My friend was lucky enough to never lose his job, though like 38 Studios his financial shortcomings certainly cost him dearly. The money he was lent, the sum that was supposed to make him solvent, was repaid in due course and all was well for a time. A couple of weeks later bills started to be paid late and eventually months would pass between me receiving remuneration for my paying of them. Words were exchanged and promises were made, though their impact was lessened the more times they were uttered. The final indignity came on the morning we moved out and he assured the rest of the house his rent arrears were all paid off. That payment, like many of his rent cheques it transpired, had been late by over a month, though now everything had been “taken care of.” He moved back in with his parents and we learned later that so had his money.
A matter of trust
For all the accusations that make up the EDC’s ninety four page document, everything boils down to a couple of lines near the end. They simply, and understandably, sought that 38 and the other defendants would show “due regard to the interests of the EDC” and “refrain from abusing [its] confidence by obtaining any advantage for themselves or any third party” and to, ultimately, “be loyal to the EDC.” These three simple assumptions not only encapsulate the entire case but also highlight how these events came to pass in the first place.

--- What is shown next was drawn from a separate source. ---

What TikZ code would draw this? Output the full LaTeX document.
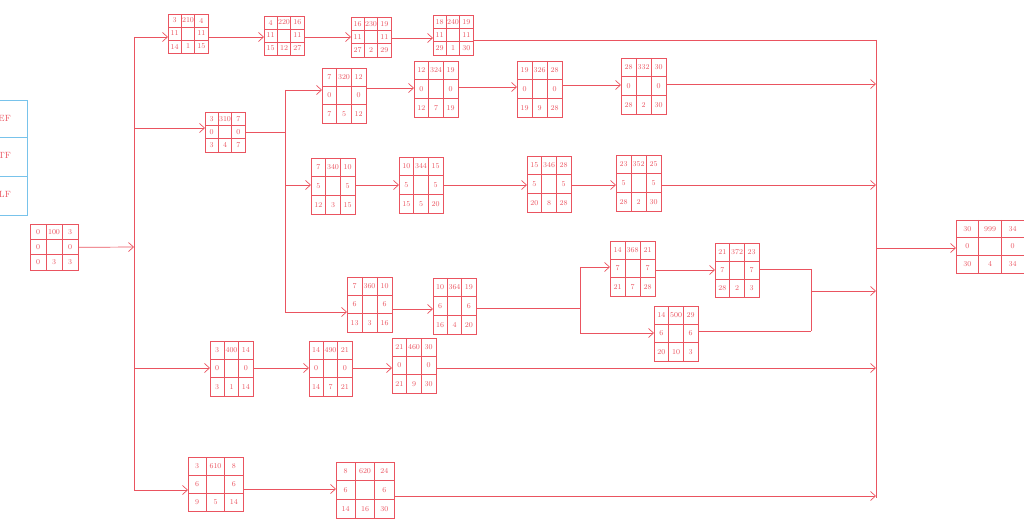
\documentclass[tikz,border=0pt]{standalone}
\usetikzlibrary{arrows.meta}
\definecolor{pr}{RGB}{234,84,96}
\definecolor{lb}{RGB}{120,195,235}
\tikzset{
 txt/.style={text=pr,font=\fontsize{7.5}{8}\selectfont,inner sep=0},
 ln/.style={draw=pr,line width=0.7pt},
 arr/.style={ln,-{Straight Barb[length=5pt,width=9pt]}},
}
\newcommand\pbox[8]{%
 \node[draw=pr,line width=0.7pt,minimum width=#4pt,minimum height=#5pt,anchor=north west,inner sep=0] (#1) at (#2,#3) {};
 \draw[pr,line width=0.5pt] ({#2+#4/3},#3) -- ++(0,#5) ({#2+2*#4/3},#3) -- ++(0,#5)
   (#2,{#3+#5/3}) -- ++(#4,0) (#2,{#3+2*#5/3}) -- ++(#4,0);
 \foreach \t [count=\i] in {#6} \node[txt] at ({#2+(\i-0.5)*#4/3},{#3+#5/6}) {\t};
 \foreach \t [count=\i] in {#7} \node[txt] at ({#2+(\i-0.5)*#4/3},{#3+#5/2}) {\t};
 \foreach \t [count=\i] in {#8} \node[txt] at ({#2+(\i-0.5)*#4/3},{#3+5*#5/6}) {\t};
}
\begin{document}
\begin{tikzpicture}[x=1pt,y=-1pt]
\useasboundingbox (0,0) rectangle (1024,526);
\clip (0,0) rectangle (1024,526);
% legend
\draw[lb,line width=0.7pt] (-5,100) rectangle (27,215) (-5,137) -- (27,137) (-5,176) -- (27,176);
\node[txt,anchor=east,font=\small] at (11,118) {EF};
\node[txt,anchor=east,font=\small] at (11,155) {TF};
\node[txt,anchor=east,font=\small] at (11,194) {LF};
% boxes
\pbox{A0}{30}{224}{48}{46}{0,100,3}{0,,0}{0,3,3}
\pbox{B1}{168}{14}{40}{39}{3,210,4}{11,,11}{14,1,15}
\pbox{B2}{264}{16}{40}{39}{4,220,16}{11,,11}{15,12,27}
\pbox{B3}{351}{17}{40}{40}{16,230,19}{11,,11}{27,2,29}
\pbox{B4}{433}{15}{40}{40}{18,240,19}{11,,11}{29,1,30}
\pbox{C1}{205}{112}{40}{40}{3,310,7}{0,,0}{3,4,7}
\pbox{C2}{322}{68}{44}{55}{7,320,12}{0,,0}{7,5,12}
\pbox{C3}{414}{61}{44}{56}{12,324,19}{0,,0}{12,7,19}
\pbox{C4}{517}{61}{45}{56}{19,326,28}{0,,0}{19,9,28}
\pbox{C5}{621}{58}{45}{56}{28,332,30}{0,,0}{28,2,30}
\pbox{D1}{311}{158}{44}{56}{7,340,10}{5,,5}{12,3,15}
\pbox{D2}{399}{157}{44}{56}{10,344,15}{5,,5}{15,5,20}
\pbox{D3}{527}{156}{44}{56}{15,346,28}{5,,5}{20,8,28}
\pbox{D4}{616}{155}{45}{56}{23,352,25}{5,,5}{28,2,30}
\pbox{E1}{347}{277}{45}{55}{7,360,10}{6,,6}{13,3,16}
\pbox{E2}{433}{278}{43}{56}{10,364,19}{6,,6}{16,4,20}
\pbox{E3}{610}{241}{45}{55}{14,368,21}{7,,7}{21,7,28}
\pbox{E4}{715}{243}{44}{54}{21,372,23}{7,,7}{28,2,3}
\pbox{E5}{654}{306}{44}{55}{14,500,29}{6,,6}{20,10,3}
\pbox{F1}{210}{341}{43}{55}{3,400,14}{0,,0}{3,1,14}
\pbox{F2}{309}{341}{43}{55}{14,490,21}{0,,0}{14,7,21}
\pbox{F3}{392}{338}{44}{55}{21,460,30}{0,,0}{21,9,30}
\pbox{G1}{188}{457}{55}{54}{3,610,8}{6,,6}{9,5,14}
\pbox{G2}{336}{462}{58}{56}{8,620,24}{6,,6}{14,16,30}
\pbox{H}{956}{220}{68}{53}{30,999,34}{0,,0}{30,4,34}
% buses
\coordinate (s1) at (134,37); \coordinate (s2) at (134,490);
\coordinate (s0) at (134,247);
\coordinate (t1) at (285,90); \coordinate (t2) at (285,312); \coordinate (tc) at (285,132);
\coordinate (r1) at (876,40); \coordinate (r2) at (876,498);
\coordinate (u1) at (580,267); \coordinate (u2) at (580,333); \coordinate (ue) at (580,308);
\coordinate (m1) at (811,269); \coordinate (m2) at (811,331); \coordinate (mm) at (811,291);
\draw[ln] (s1) -- (s2) (t1) -- (t2) (r1) -- (r2) (u1) -- (u2) (m1) -- (m2);
\draw[arr] (A0.east) -- (s0);
\draw[arr] (s1) -- (B1.west|-s1);
\draw[arr] (134,128) -- (C1.west|-0,128);
\draw[arr] (134,368) -- (F1.west|-0,368);
\draw[arr] (s2) -- (G1.west|-s2);
\draw[arr] (B1.east|-s1) -- (B2.west|-s1);
\draw[arr] (B2.east|-s1) -- (B3.west|-s1);
\draw[arr] (B3.east|-0,38) -- (B4.west|-0,38);
\draw[ln] (B4.east|-r1) -- (r1);
\draw[ln] (C1.east|-tc) -- (tc);
\draw[arr] (t1) -- (C2.west|-t1);
\draw[arr] (C2.east|-0,88) -- (C3.west|-0,88);
\draw[arr] (C3.east|-0,87) -- (C4.west|-0,87);
\draw[arr] (C4.east|-0,85) -- (C5.west|-0,85);
\draw[arr] (C5.east|-0,84) -- (876,84);
\draw[arr] (285,185) -- (D1.west|-0,185);
\draw[arr] (D1.east|-0,185) -- (D2.west|-0,185);
\draw[arr] (D2.east|-0,185) -- (D3.west|-0,185);
\draw[arr] (D3.east|-0,185) -- (D4.west|-0,185);
\draw[arr] (D4.east|-0,185) -- (876,185);
\draw[arr] (t2) -- (E1.west|-t2);
\draw[arr] (E1.east|-0,309) -- (E2.west|-0,309);
\draw[ln] (E2.east|-ue) -- (ue);
\draw[arr] (u1) -- (E3.west|-u1);
\draw[arr] (u2) -- (E5.west|-u2);
\draw[arr] (E3.east|-0,270) -- (E4.west|-0,270);
\draw[ln] (E4.east|-m1) -- (m1);
\draw[ln] (E5.east|-m2) -- (m2);
\draw[arr] (mm) -- (876,291);
\draw[arr] (876,248) -- (H.west|-0,248);
\draw[arr] (F1.east|-0,368) -- (F2.west|-0,368);
\draw[arr] (F2.east|-0,368) -- (F3.west|-0,368);
\draw[arr] (F3.east|-0,368) -- (876,368);
\draw[arr] (G1.east|-0,489) -- (G2.west|-0,489);
\draw[arr] (G2.east|-0,496) -- (876,496);
\end{tikzpicture}
\end{document}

I trusted my friend until the very end, lending him money and letting him skip responsibilities because I trusted that he would eventually make good. I wanted to see the best for him and in being so lenient could have simply made matters worse. He didn’t have to manage his money strictly because if he ran out I would help him. I saw him as a victim of circumstance, he, I now feel, saw me as a soft touch who couldn’t say no. If the allegations are proven to be accurate, it will be clear that the EDC took everyone involved at their word and ended up in much the same place as I did. If information is withheld, whether it be a friend overspending every month or a $25m funding deficit, the financer behind any deal will be oblivious of the terrible choices they are making.
Video games are a very unpredictable investment prospect for anyone, let alone a group of volunteers acting almost entirely on good faith. It is doubtful the outcome of the case will satisfy most of the parties involved and almost certainly be of little solace to the former employees of 38 studios. What should be gained from this is the knowledge that financial backing for video games simply can’t come from bodies representing the public interest at this point in time. The sums of money involved are too large, the decision makers too removed from the industry and the risk of failure too perilously real. The EDC almost certainly set out with good intention for both Rhode Island and 38 Studios. Sadly, good intentions can only get you so far.